"We just fired MRI," said Conde Nast President-CEO Steven Florio. He estimated the publisher was doing $1 million a year in business with MRI.
"When it comes to measuring quality, upscale audiences, we believe they are totally ineffective," he said, citing frustration with MRI's methodology.
MRI Chairman-CEO Alan Tessier is scrambling to save the relationship. "Obviously, there is going to be a very intense dialogue with them over the remaining life of their contract," he said.
Although audience levels for some Conde Nast magazines improved-Glamour rose 4.5% to show 10 million adult women readers each month-those for several big company titles were down. Vanity Fair's adult audience dropped 9.2% to 4.3 million in the spring results compared to a year earlier. The drop occurred even though the Audit Bureau of Circulations showed paid circulation improved by 3.9% to 1,173,077.

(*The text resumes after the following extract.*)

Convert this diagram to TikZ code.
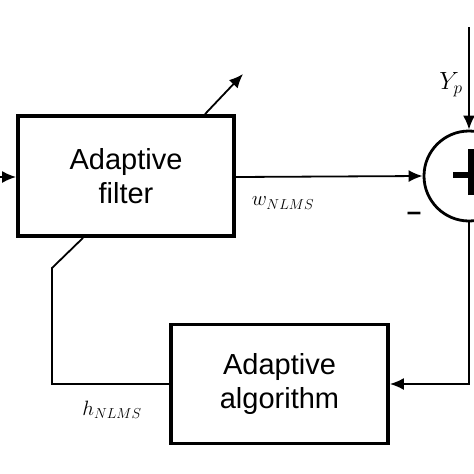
\documentclass[tikz,border=0pt]{standalone}
\usepackage{fontspec}
\setsansfont{Liberation Sans}
\usetikzlibrary{arrows.meta, positioning, calc}
\tikzset{
    >=Latex,
    font=\sffamily,
    blk_box/.style={
        rectangle,
        draw,
        line width=3.8pt,
        minimum width=216pt,
        minimum height=120pt,
        align=center,
        font=\sffamily\fontsize{29}{34}\selectfont
    },
    blk_sum/.style={
        circle,
        draw,
        line width=2.8pt,
        minimum size=90pt,
        inner sep=0pt
    },
    blk_arrow/.style={
        -{Latex[length=14pt, width=12pt]},
        line width=1.8pt
    },
    blk_line/.style={
        line width=1.8pt
    },
    blk_label/.style={
        font=\fontsize{21}{25}\selectfont
    }
}

\begin{document}
\begin{tikzpicture}[x=1pt, y=-1pt]
\useasboundingbox (0,0) rectangle (474,474);

% --- Blocks ---
\node[blk_box] (filter) at (126,176) {Adaptive\\filter};
\node[blk_box, minimum width=217pt, minimum height=119pt] (algo) at (279.5,384) {Adaptive\\algorithm};
\node[blk_sum] (sum) at (469,176) {};

% --- Free ends ---
\coordinate (xin) at (0,177);
\coordinate (yin) at (469,27);
\coordinate (adj) at (243,74);
\coordinate (fbk) at (52,268);

% --- Plus / minus ---
\draw[line width=5.5pt] ([xshift=-16pt, yshift=1pt]sum.center) -- ([xshift=22pt, yshift=1pt]sum.center);
\draw[line width=5.5pt] ([xshift=2pt, yshift=-19pt]sum.center) -- ([xshift=2pt, yshift=27pt]sum.center);
\node[font=\sffamily\bfseries\fontsize{26}{30}\selectfont] (minus) at (414,216) {--};

% --- Labels ---
\node[blk_label] (wlab) at (283,203) {$w_{NLMS}$};
\node[blk_label] (hlab) at (112,410) {$h_{NLMS}$};
\node[blk_label, font=\fontsize{24}{28}\selectfont] (ylab) at (451,85) {$Y_p$};

% --- Edges ---
\draw[blk_arrow] (xin) -- (filter.west |- xin);
\draw[blk_arrow] (filter.east |- xin) -- (sum.west);
\draw[blk_arrow] (yin) -- (sum.north);
\draw[blk_arrow] ([xshift=79pt]filter.north) -- (adj);
\draw[blk_arrow] (sum.south) |- (algo.east);
\draw[blk_line] (algo.west) -| (fbk) -- ([xshift=-43pt]filter.south);

\end{tikzpicture}
\end{document}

Conde Nast's move marks the second flap to erupt recently involving MRI. The Wall Street Journal and USA Today are feuding with MRI over its decision to discard results that would have shown big audience gains for both based on a new measurement method (AA, March 25).
In an ad taking the form of an open letter in today's Advertising Age, the papers are jointly calling on agency media directors to factor the higher numbers into buying decisions.
"We want the media directors to be the judge," said Paul Atkinson, VP-advertising at The Wall Street Journal.